Chennai Petroleum reported an extremely strong set of numbers for 1Q, with net income of Rs7.03bn. The performance was led by strong GRMs, which at US$15.9/bbl were well ahead of Singapore (US$8.2/bbl) and 4Q (US$9.6/bbl).

CHPC reported a stronger-than-historical US$2.2/bbl premium (ex-inventory gains) over 1Q Singapore GRMs of US$8.2/bbl. Headline GRMs of US$15.9/bbl were further boosted by inventory gains of Rs4.5bn, which amounts to US$5.5/bbl.

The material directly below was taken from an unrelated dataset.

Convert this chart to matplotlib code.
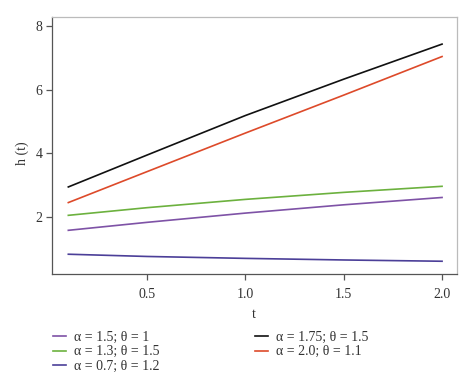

Chennai Petroleum has a High dividend yield of 6%. The company is expected to report a fully diluted EPS of Rs 75.06 for FY09.

We don’t understand the Government of India’s logic to let Oil Marketing Companies like HPCL / BPCL and IOC run under a loss as they have to SELL fuel below their cost of acquisition and live at the mercy of the Government for subsidies while ONGC, Chennai Petroleum, Bongaigaon Refinery etc continue to make hefty profits on the back of rising oil prices and GRMs. Still worse governance by Dr. Manmohan Singh is letting private refiners like Reliance, Essar etc to export when India is starving for fuel.